Task to complete: Reproduce the listing below from the line with "Give me the Altair source for this chart." to the line with "import pandas as pd", both lines included, character for character, minus any pictures.

Dataset records:
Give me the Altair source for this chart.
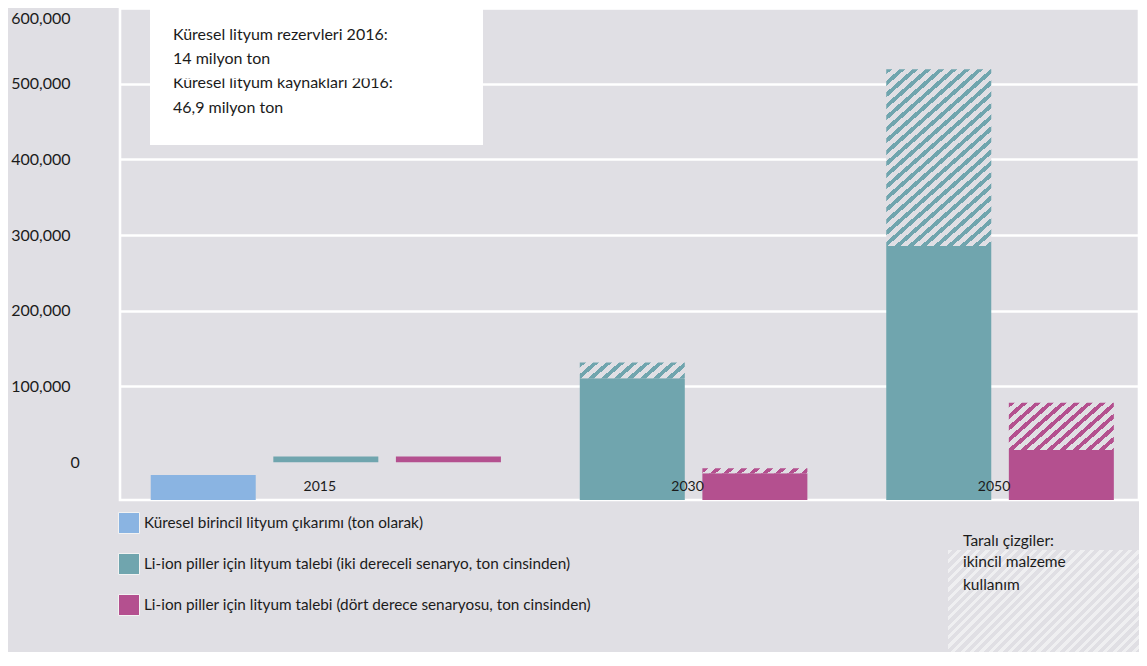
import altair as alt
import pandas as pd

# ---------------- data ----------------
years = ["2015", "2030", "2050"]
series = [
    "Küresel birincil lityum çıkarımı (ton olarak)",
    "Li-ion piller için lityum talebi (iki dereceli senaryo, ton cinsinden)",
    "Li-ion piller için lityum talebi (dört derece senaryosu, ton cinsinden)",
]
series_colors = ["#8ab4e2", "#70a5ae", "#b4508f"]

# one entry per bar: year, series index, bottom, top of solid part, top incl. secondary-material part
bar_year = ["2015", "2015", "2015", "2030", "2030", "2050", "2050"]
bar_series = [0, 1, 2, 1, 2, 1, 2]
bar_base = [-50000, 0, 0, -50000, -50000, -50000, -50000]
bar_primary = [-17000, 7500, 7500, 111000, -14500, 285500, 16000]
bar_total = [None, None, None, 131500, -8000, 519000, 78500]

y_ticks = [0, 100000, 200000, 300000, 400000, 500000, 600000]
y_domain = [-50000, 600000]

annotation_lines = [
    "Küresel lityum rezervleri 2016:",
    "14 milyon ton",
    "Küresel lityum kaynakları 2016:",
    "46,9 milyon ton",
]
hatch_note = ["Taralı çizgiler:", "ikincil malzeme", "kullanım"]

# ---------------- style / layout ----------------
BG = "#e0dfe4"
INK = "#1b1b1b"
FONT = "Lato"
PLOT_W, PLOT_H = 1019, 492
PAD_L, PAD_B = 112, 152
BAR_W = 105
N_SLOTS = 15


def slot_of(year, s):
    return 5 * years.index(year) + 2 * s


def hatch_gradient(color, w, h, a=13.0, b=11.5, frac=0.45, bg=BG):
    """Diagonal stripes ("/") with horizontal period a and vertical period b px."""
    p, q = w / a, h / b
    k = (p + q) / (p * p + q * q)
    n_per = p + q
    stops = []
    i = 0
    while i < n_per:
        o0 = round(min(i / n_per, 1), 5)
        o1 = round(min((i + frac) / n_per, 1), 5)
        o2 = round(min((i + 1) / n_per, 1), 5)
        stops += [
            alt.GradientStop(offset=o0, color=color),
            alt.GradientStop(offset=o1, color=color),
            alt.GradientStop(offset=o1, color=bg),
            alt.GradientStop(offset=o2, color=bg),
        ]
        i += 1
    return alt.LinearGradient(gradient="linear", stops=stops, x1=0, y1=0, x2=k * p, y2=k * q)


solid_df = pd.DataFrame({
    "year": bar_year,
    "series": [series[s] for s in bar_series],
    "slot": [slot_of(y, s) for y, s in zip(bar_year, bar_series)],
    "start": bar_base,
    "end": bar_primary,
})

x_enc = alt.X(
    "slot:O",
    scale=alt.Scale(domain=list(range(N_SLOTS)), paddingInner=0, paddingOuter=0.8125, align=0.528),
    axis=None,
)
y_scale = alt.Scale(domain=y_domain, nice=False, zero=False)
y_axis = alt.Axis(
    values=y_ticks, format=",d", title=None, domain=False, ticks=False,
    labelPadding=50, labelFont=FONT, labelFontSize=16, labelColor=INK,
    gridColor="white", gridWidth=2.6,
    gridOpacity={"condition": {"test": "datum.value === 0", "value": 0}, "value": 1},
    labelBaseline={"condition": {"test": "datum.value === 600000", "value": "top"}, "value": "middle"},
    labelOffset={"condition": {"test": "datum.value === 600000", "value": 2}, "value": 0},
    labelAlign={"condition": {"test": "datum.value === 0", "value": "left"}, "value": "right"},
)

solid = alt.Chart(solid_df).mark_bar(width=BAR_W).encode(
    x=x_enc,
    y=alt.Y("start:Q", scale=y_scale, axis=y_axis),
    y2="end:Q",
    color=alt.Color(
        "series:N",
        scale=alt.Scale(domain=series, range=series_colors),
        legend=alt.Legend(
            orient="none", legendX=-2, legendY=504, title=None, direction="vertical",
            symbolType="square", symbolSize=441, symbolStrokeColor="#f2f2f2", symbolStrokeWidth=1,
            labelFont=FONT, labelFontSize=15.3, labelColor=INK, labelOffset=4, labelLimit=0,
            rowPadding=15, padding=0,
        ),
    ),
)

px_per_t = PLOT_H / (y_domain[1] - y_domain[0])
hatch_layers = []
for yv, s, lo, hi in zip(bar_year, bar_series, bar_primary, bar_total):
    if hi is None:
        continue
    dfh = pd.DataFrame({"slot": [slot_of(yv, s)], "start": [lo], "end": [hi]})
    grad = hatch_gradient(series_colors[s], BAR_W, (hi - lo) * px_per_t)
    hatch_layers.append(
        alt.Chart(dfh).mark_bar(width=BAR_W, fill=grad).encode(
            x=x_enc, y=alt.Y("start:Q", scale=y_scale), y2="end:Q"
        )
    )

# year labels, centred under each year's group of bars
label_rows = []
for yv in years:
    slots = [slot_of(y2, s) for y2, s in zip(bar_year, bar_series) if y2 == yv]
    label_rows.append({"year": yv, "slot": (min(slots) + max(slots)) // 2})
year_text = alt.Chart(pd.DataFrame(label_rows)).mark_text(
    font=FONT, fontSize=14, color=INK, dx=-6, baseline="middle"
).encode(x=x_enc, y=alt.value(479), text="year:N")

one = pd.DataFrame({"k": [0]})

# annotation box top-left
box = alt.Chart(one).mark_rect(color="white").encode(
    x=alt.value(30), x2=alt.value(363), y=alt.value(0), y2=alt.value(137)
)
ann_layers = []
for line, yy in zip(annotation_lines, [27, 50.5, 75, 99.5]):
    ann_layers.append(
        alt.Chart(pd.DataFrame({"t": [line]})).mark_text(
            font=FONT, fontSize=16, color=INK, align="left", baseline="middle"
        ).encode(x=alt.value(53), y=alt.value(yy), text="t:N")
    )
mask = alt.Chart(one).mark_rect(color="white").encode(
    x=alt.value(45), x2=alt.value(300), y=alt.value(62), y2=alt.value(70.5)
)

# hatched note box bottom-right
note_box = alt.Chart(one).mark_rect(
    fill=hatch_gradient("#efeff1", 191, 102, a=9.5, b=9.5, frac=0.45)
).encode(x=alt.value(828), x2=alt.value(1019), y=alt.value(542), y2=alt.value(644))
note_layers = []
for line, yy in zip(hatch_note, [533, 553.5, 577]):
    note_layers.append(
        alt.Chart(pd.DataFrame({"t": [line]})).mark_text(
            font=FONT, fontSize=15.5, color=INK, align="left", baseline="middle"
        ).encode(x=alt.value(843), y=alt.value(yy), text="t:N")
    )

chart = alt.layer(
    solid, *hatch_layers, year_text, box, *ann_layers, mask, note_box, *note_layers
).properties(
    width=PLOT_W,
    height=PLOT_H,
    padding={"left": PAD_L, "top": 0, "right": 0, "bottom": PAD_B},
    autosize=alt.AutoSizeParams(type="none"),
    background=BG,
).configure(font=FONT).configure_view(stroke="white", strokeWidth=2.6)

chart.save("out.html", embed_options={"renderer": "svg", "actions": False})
...
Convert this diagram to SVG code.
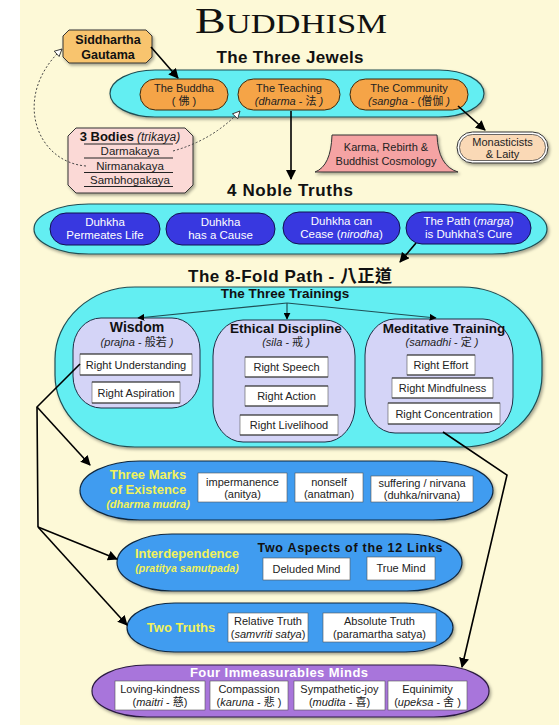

Result of the exercise:
Give me the Altair source for this chart.
import altair as alt
import pandas as pd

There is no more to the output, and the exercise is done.